I ended up writing about Ronald Silow and his ill-fated attempt to fight, single-handedly, the IAEA’s mutation plant breeding programs. He accused the IAEA of covering up false claims, particularly that the miracle wheat in India had been transformed into high-protein wheat, after having been subjected to the ionizing energy of a radioactive source. Even though Silow’s accusation turned out to be accurate, he had alienated so many of his colleagues that it was extremely difficult to associate oneself with him by the late 1960s. Sadly, his hostile and unprofessional behavior made it quite easy to quash any legitimate claims he might have had.
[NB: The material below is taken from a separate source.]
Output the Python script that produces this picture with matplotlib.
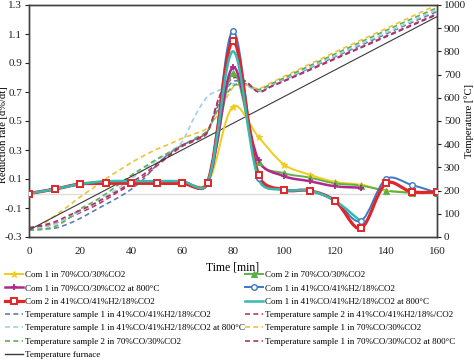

But the IAEA scientists didn’t exactly behave well either, and they maneuvered very effectively to silence him.

Since writing that article, I’ve continued to research the topic and have visited the IAEA archives.  Hilariously, compared to the mountain of material at FAO on Silow, the memory of Ronald Silow at the IAEA during this critical period has been all but erased. He’s not mentioned in official histories, and any internal record of the disputes he had during his own short stint at IAEA were not available to me. That’s okay, there’s plenty of material elsewhere; at ICHSTM I’ll be speaking in more detail about what I’ve found.

There’s so much more to the story than Silow, however, and I have been developing it more fully since finishing Arming Mother Nature. The documents at the IAEA show a small group of mutation plant breeders attempting to create a viable, international community even when their work is sidelined at home. And I’ve taken the work further, exploring the creation of “nuclear” or “atomic” communities in Central America, South Asia, and the Middle East, including extensive efforts to create a viable nuclear community in Iran. It’s a fascinating yet troubling history, as we are only now beginning to fathom the connections between ostensibly peaceful pursuits and military ones, between international programs and national ambitions, and between rhetoric and reality.